─── Records for this task

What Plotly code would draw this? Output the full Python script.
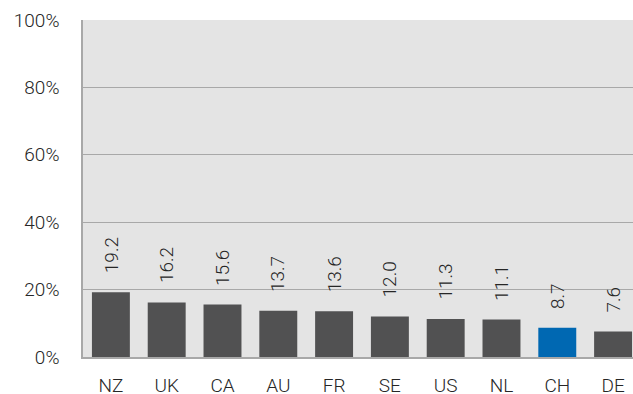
import plotly.graph_objects as go

categories = ["NZ", "UK", "CA", "AU", "FR", "SE", "US", "NL", "CH", "DE"]
values = [19.2, 16.2, 15.6, 13.7, 13.6, 12.0, 11.3, 11.1, 8.7, 7.6]
highlight = "CH"
y_ticks = [0, 0.2, 0.4, 0.6, 0.8, 1.0]

GRAY = "#515152"
BLUE = "#0068b2"
colors = [BLUE if c == highlight else GRAY for c in categories]
FONT = dict(family="Roboto", size=19, color="#262626", weight=300)

fig = go.Figure()
fig.add_trace(go.Bar(
    x=categories, y=[v / 100 for v in values],
    marker=dict(color=colors, line=dict(width=0)),
    width=0.68, hoverinfo="skip",
))

for c, v in zip(categories, values):
    fig.add_annotation(
        x=c, y=v / 100, text=f"{v:.1f}", textangle=-90,
        showarrow=False, yanchor="bottom", yshift=17, font=FONT,
    )

fig.update_layout(
    width=633, height=394,
    margin=dict(l=83, r=0, t=20, b=37),
    plot_bgcolor="#e4e4e4", paper_bgcolor="white",
    font=FONT, showlegend=False,
)
fig.update_xaxes(
    range=[-0.5, 9.357], showgrid=False, showline=True, linecolor="#a8a8a8",
    linewidth=1.5, ticks="", ticklabelstandoff=10, tickfont=FONT, automargin=False,
)
fig.update_yaxes(
    range=[0, 1], tickvals=y_ticks, tickformat=".0%", showgrid=True,
    gridcolor="#a8a8a8", gridwidth=1, showline=True, linecolor="#a8a8a8",
    linewidth=1.5, zeroline=False, ticks="", ticklabelstandoff=18, tickfont=FONT,
    automargin=False,
)

fig.write_html(
    "out.html",
    config={"displayModeBar": False},
    post_script="document.body.style.margin='0';document.body.style.overflow='hidden';",
)
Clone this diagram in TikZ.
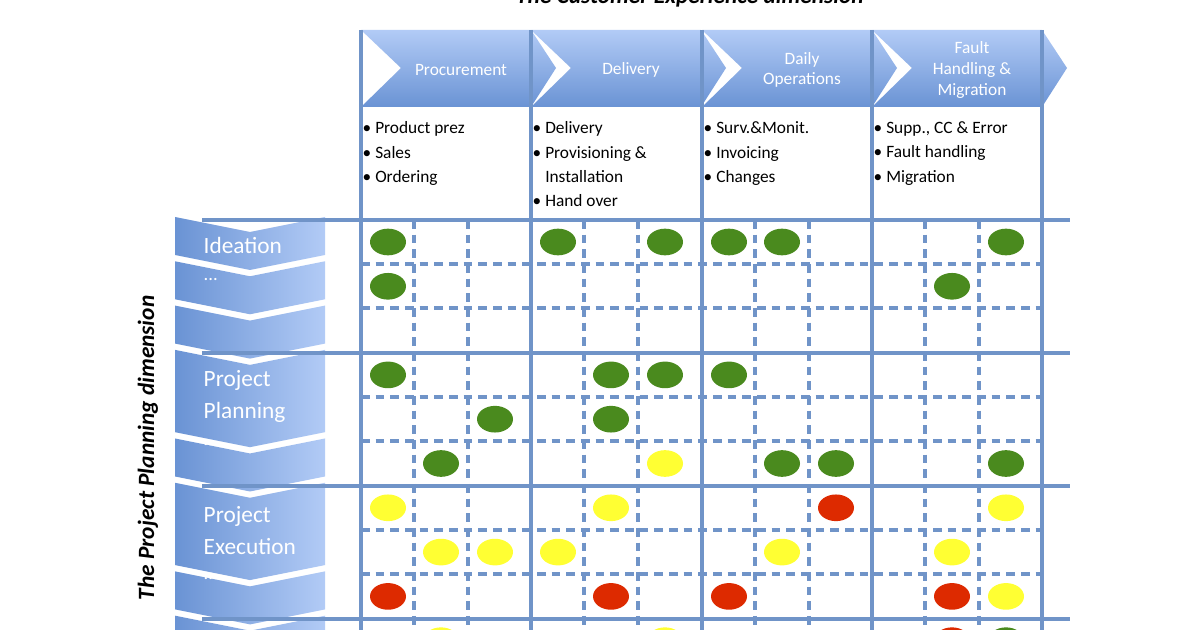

──────

Print the complete listing exactly as it stands, without its pictures.

What Plotly code would draw this? Output the full Python script.
import plotly.graph_objects as go

categories = ["NZ", "UK", "CA", "AU", "FR", "SE", "US", "NL", "CH", "DE"]
values = [19.2, 16.2, 15.6, 13.7, 13.6, 12.0, 11.3, 11.1, 8.7, 7.6]
highlight = "CH"
y_ticks = [0, 0.2, 0.4, 0.6, 0.8, 1.0]

GRAY = "#515152"
BLUE = "#0068b2"
colors = [BLUE if c == highlight else GRAY for c in categories]
FONT = dict(family="Roboto", size=19, color="#262626", weight=300)

fig = go.Figure()
fig.add_trace(go.Bar(
    x=categories, y=[v / 100 for v in values],
    marker=dict(color=colors, line=dict(width=0)),
    width=0.68, hoverinfo="skip",
))

for c, v in zip(categories, values):
    fig.add_annotation(
        x=c, y=v / 100, text=f"{v:.1f}", textangle=-90,
        showarrow=False, yanchor="bottom", yshift=17, font=FONT,
    )

fig.update_layout(
    width=633, height=394,
    margin=dict(l=83, r=0, t=20, b=37),
    plot_bgcolor="#e4e4e4", paper_bgcolor="white",
    font=FONT, showlegend=False,
)
fig.update_xaxes(
    range=[-0.5, 9.357], showgrid=False, showline=True, linecolor="#a8a8a8",
    linewidth=1.5, ticks="", ticklabelstandoff=10, tickfont=FONT, automargin=False,
)
fig.update_yaxes(
    range=[0, 1], tickvals=y_ticks, tickformat=".0%", showgrid=True,
    gridcolor="#a8a8a8", gridwidth=1, showline=True, linecolor="#a8a8a8",
    linewidth=1.5, zeroline=False, ticks="", ticklabelstandoff=18, tickfont=FONT,
    automargin=False,
)

fig.write_html(
    "out.html",
    config={"displayModeBar": False},
    post_script="document.body.style.margin='0';document.body.style.overflow='hidden';",
)
Clone this diagram in TikZ.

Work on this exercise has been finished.